A suicide bomber blew himself up outside the Press Club here on Tuesday killing at least three persons and injuring several others, including journalists, in the latest in a wave of terror attacks that have rocked Pakistan.
A suicide bomber struck Tuesday outside a press club in the northwestern city of Peshawar, killing three people and wounding 17 in an attack that underscored the danger to journalists trying to cover Pakistan's Taliban-led insurgency.
Militants have threatened, attacked and killed journalists in an attempt to prevent reporting they deem critical of the Taliban, and journalists also say they face pressure from government operatives trying to influence news coverage.
The combination has made Pakistan one of the most dangerous environments to work, rivaling conflict zones like Iraq and Somalia, according to media watchdogs. Tuesday's attack, one of the most serious yet against journalists in the country, drove that point home.
A policeman tried to search the suicide bomber as he approached the press club's gate, but the man resisted and was able to trigger his explosives, said the city's police chief, Liaquat Ali Khan. The dead included the officer and an accountant who worked for the press club, authorities said.
A woman who was at the site died of cardiac arrest caused by the shock of the bombing, said Dr. Sahib Gul at a hospital in Peshawar where casualties were taken. Seventeen other people were wounded, including one photographer slightly injured by flying shrapnel. Many of the wounded were on a bus that was passing the press club, Gul said.
"Journalists have played a vital role in our war by exposing the terrorists, so they are on the target list too like mosques, bazaars and security institutions," said Mian Iftikhar Hussain, the information minister for the North West Frontier Province, of which Peshawar is the capital.
Paris-based Reporters Without Borders condemned the attack, saying "threats against the Pakistani media and press clubs are nothing new but it is outrageous that this press freedom sanctuary should be targeted in this fashion."
Four journalists were killed in Pakistan in 2009 and five the year before, according to the Committee to Protect Journalists.
At least 45 journalists have been killed in Pakistan since 2001, the year Pakistan joined the U.S. in its fight against the Taliban and al-Qaida, said Mazhar Abbas, until recently secretary general of the Pakistan Federal Union of Journalists. Before that, journalist killings were rare in Pakistan.
But killings are just a small part of the threat. Reporters have been kidnapped by militants and detained by intelligence agencies, those in the field have said. Militants have also issued warnings to journalists through fliers distributed in various towns.
Pakistani Taliban commander Hakimullah Mehsud issued a different kind of message Tuesday in a leaflet distributed in the town of Mir Ali in North Waziristan, an area in Pakistan's lawless tribal belt where many of his fighters fled following a major military offensive launched in mid-October in neighboring South Waziristan.

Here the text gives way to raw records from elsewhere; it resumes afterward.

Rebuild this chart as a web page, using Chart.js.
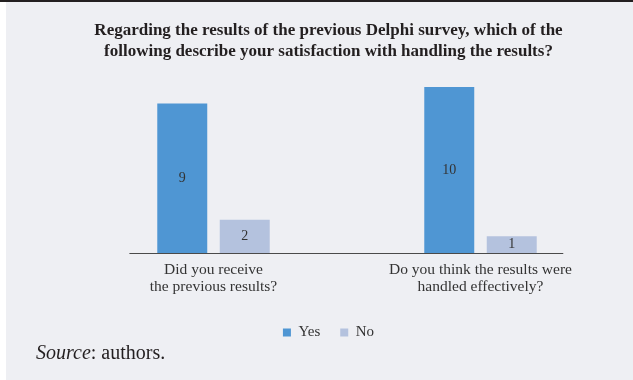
<!DOCTYPE html>
<html>
<head>
<meta charset="utf-8">
<script src="https://cdn.jsdelivr.net/npm/chart.js@4"></script>
<style>
  html, body { margin: 0; padding: 0; background: #ffffff; }
  #frame { position: absolute; left: 0; top: 0; width: 633px; height: 380px; overflow: hidden; }
  #topband { position: absolute; left: 0; top: 0; width: 633px; height: 2px; background: #231f20; }
  #panel { position: absolute; left: 6px; top: 2px; width: 627px; height: 378px; background: #eeeff3; }
  #wrap { position: absolute; left: 0; top: 0; width: 633px; height: 380px; }
  #source { position: absolute; left: 36px; top: 339px; font-family: 'Liberation Serif', 'Times New Roman', 'DejaVu Serif', serif; font-size: 20px; color: #231f20; line-height: 26px; white-space: nowrap; }
</style>
</head>
<body>
<div id="frame">
  <div id="topband"></div>
  <div id="panel"></div>
  <div id="wrap"><canvas id="c" width="633" height="380"></canvas></div>
  <div id="source"><i>Source</i>: authors.</div>
</div>
<script>
const titleLines = [
  "Regarding the results of the previous Delphi survey, which of the",
  "following describe your satisfaction with handling the results?"
];
const categories = [
  ["Did you receive", "the previous results?"],
  ["Do you think the results were", "handled effectively?"]
];
const seriesNames = ["Yes", "No"];
const yesValues = [9, 10];
const noValues = [2, 1];
const yesColor = "#4f96d3";
const noColor = "#b4c2de";
const serif = "'Liberation Serif', 'DejaVu Serif', serif";

const valueLabels = {
  id: "valueLabels",
  afterDatasetsDraw(chart) {
    const ctx = chart.ctx;
    ctx.save();
    ctx.font = "14px " + serif;
    ctx.fillStyle = "#333333";
    ctx.textAlign = "center";
    ctx.textBaseline = "middle";
    chart.data.datasets.forEach((ds, di) => {
      const meta = chart.getDatasetMeta(di);
      meta.data.forEach((bar, i) => {
        const v = ds.data[i];
        ctx.fillText(String(v), bar.x, (bar.y + bar.base) / 2);
      });
    });
    ctx.restore();
  }
};

const baseLine = {
  id: "baseLine",
  afterDatasetsDraw(chart) {
    const xs = chart.scales.x, ys = chart.scales.y;
    const n = chart.data.labels.length;
    const w = (xs.right - xs.left) / n;
    const x0 = xs.getPixelForValue(0) - 0.315 * w;
    const x1 = xs.getPixelForValue(n - 1) + 0.31 * w;
    const y = Math.round(ys.getPixelForValue(0)) + 0.5;
    const ctx = chart.ctx;
    ctx.save();
    ctx.strokeStyle = "#4a4a4a";
    ctx.lineWidth = 1;
    ctx.beginPath();
    ctx.moveTo(x0, y);
    ctx.lineTo(x1, y);
    ctx.stroke();
    ctx.restore();
  }
};

new Chart(document.getElementById("c"), {
  type: "bar",
  data: {
    labels: categories,
    datasets: [
      { label: seriesNames[0], data: yesValues, backgroundColor: yesColor, borderWidth: 0 },
      { label: seriesNames[1], data: noValues, backgroundColor: noColor, borderWidth: 0 }
    ]
  },
  plugins: [valueLabels, baseLine],
  options: {
    responsive: false,
    animation: false,
    devicePixelRatio: 1,
    layout: { padding: { left: 24, right: 0, top: 0, bottom: 30 } },
    datasets: { bar: { categoryPercentage: 0.468, barPercentage: 0.8 } },
    scales: {
      x: {
        grid: { display: false, drawTicks: false },
        border: { display: false },
        ticks: { color: "#333333", font: { family: serif, size: 15.5, lineHeight: 1.1 }, padding: 8, maxRotation: 0, autoSkip: false },
        afterFit(scale) { scale.height += 2; }
      },
      y: {
        min: 0, max: 10,
        grid: { display: false, drawTicks: false },
        border: { display: false },
        ticks: { display: false },
        afterFit(scale) { scale.width = 56; }
      },
      y2: {
        position: "right",
        min: 0, max: 10,
        grid: { display: false, drawTicks: false },
        border: { display: false },
        ticks: { display: false },
        afterFit(scale) { scale.width = 19; }
      }
    },
    plugins: {
      tooltip: { enabled: false },
      title: {
        display: true,
        text: titleLines,
        color: "#231f20",
        font: { family: serif, size: 17, weight: "bold", lineHeight: 1.235 },
        padding: { top: 20, bottom: 25 }
      },
      legend: {
        position: "bottom",
        labels: {
          boxWidth: 8, boxHeight: 8, padding: 20,
          color: "#333333",
          font: { family: serif, size: 15 }
        }
      }
    }
  }
});
</script>
</body>
</html>
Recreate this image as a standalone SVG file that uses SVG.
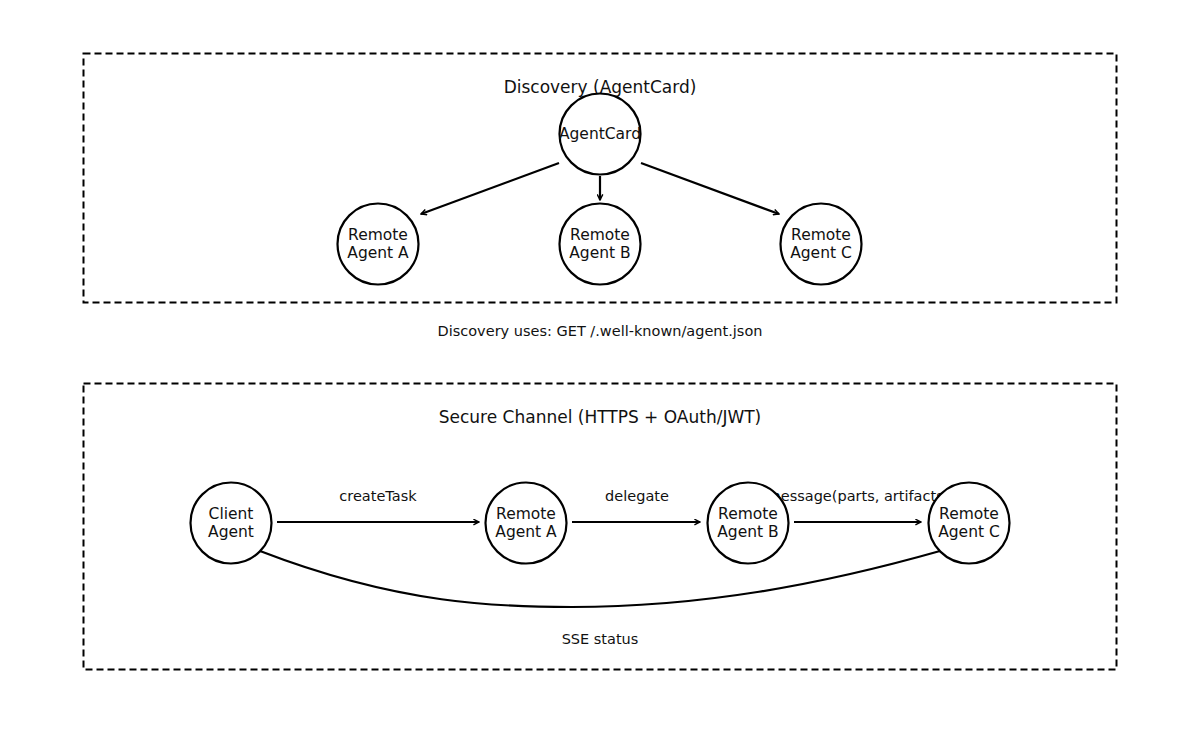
<svg xmlns="http://www.w3.org/2000/svg" width="1200" height="752" viewBox="0 0 1200 752">
<defs>
<marker id="ah" viewBox="0 0 10 10" refX="9" refY="5" markerWidth="7" markerHeight="7" orient="auto" markerUnits="userSpaceOnUse"><path d="M1,1 L9,5 L1,9" fill="none" stroke="#000" stroke-width="2"/></marker>
<style>
.box{fill:none;stroke:#000;stroke-width:2;stroke-dasharray:7,4}
.n{fill:#fff;stroke:#000;stroke-width:2.2}
text{font-family:"DejaVu Sans",sans-serif;fill:#111;text-anchor:middle}
.t{font-size:17px}.l{font-size:15.5px}.e{font-size:14.5px}
.c{stroke:#000;stroke-width:2.2;fill:none}
.a{marker-end:url(#ah)}
</style>
</defs>
<rect width="1200" height="752" fill="#fff"/>
<rect class="box" x="83.5" y="53.5" width="1033" height="249"/>
<rect class="box" x="83.5" y="383.5" width="1033" height="286"/>
<text class="t" x="600" y="93">Discovery (AgentCard)</text>
<text class="e" x="600" y="336">Discovery uses: GET /.well-known/agent.json</text>
<text class="t" x="600" y="423">Secure Channel (HTTPS + OAuth/JWT)</text>
<g id="connectors">
<line class="c a" x1="559" y1="163" x2="421" y2="214"/>
<line class="c a" x1="600" y1="176" x2="600" y2="200"/>
<line class="c a" x1="641" y1="163" x2="779" y2="214"/>
<line class="c a" x1="277" y1="522" x2="479" y2="522"/>
<line class="c a" x1="572" y1="522" x2="700" y2="522"/>
<line class="c a" x1="794" y1="522" x2="921" y2="522"/>
<path class="c" d="M260,551 C400,605 500,607 572,607 C700,607 820,585 940,551"/>
<text class="e" x="378" y="501">createTask</text>
<text class="e" x="637" y="501">delegate</text>
<text class="e" x="858" y="501">message(parts, artifacts)</text>
<text class="e" x="600" y="644">SSE status</text>
</g>
<g id="agentcard"><circle class="n" cx="600" cy="134" r="40.5"/><text class="l" x="600" y="139">AgentCard</text></g>
<g id="topA"><circle class="n" cx="378" cy="244" r="40.5"/><text class="l" x="378" y="240">Remote</text><text class="l" x="378" y="258">Agent A</text></g>
<g id="topB"><circle class="n" cx="600" cy="244" r="40.5"/><text class="l" x="600" y="240">Remote</text><text class="l" x="600" y="258">Agent B</text></g>
<g id="topC"><circle class="n" cx="821" cy="244" r="40.5"/><text class="l" x="821" y="240">Remote</text><text class="l" x="821" y="258">Agent C</text></g>
<g id="client"><circle class="n" cx="231" cy="523" r="40.5"/><text class="l" x="231" y="519">Client</text><text class="l" x="231" y="537">Agent</text></g>
<g id="botA"><circle class="n" cx="526" cy="523" r="40.5"/><text class="l" x="526" y="519">Remote</text><text class="l" x="526" y="537">Agent A</text></g>
<g id="botB"><circle class="n" cx="748" cy="523" r="40.5"/><text class="l" x="748" y="519">Remote</text><text class="l" x="748" y="537">Agent B</text></g>
<g id="botC"><circle class="n" cx="969" cy="523" r="40.5"/><text class="l" x="969" y="519">Remote</text><text class="l" x="969" y="537">Agent C</text></g>
</svg>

Mehsud urged his fighters not to stir trouble in North Waziristan -- apparently in the hope of securing sanctuary in a region that is dominated by militants who have signed a truce with the government. He ordered them to "avoid criminal activities, kidnapping, creating trouble and interfering in internal affairs in North Waziristan."
"Anybody found violating this order will be considered guilty in the eyes of the Pakistani Taliban Movement and will be liable for punishment," said the leaflet.
It was signed by Mehsud and carried letterhead bearing his name, but it was not possible to fully authenticate the leaflet. Taliban spokesmen could not immediately be reached for comment.
Many of the groups in North Waziristan are focused on launching cross-border attacks on coalition soldiers in Afghanistan rather than waging war on the Pakistani government, the primary target of the Pakistani Taliban. One of the most powerful militants in the area, Hafiz Gul Bahadur, signed a truce with the Pakistani military agreeing to stay on the sidelines as the army invaded South Waziristan to root out Taliban and al-Qaida fighters.
The presence of large numbers of Pakistani Taliban could persuade the military to expand its offensive into North Waziristan, a move that would endanger the other militant groups that have established sanctuary there, including the powerful Haqqani network, an Afghan Taliban faction with al-Qaida links.
Mehsud's statement could be an attempt to convince the groups based in North Waziristan that despite the increased risk, they should allow Pakistani Taliban fighters to remain in the area.
However, he did authorize his followers to fight back in self-defense.
Interior Minister Rehman Malik asserted Tuesday that security forces had broken the back of the Taliban in South Waziristan and they were having trouble finding local support.
"My information is that Taliban's recruits are deserting them," he said.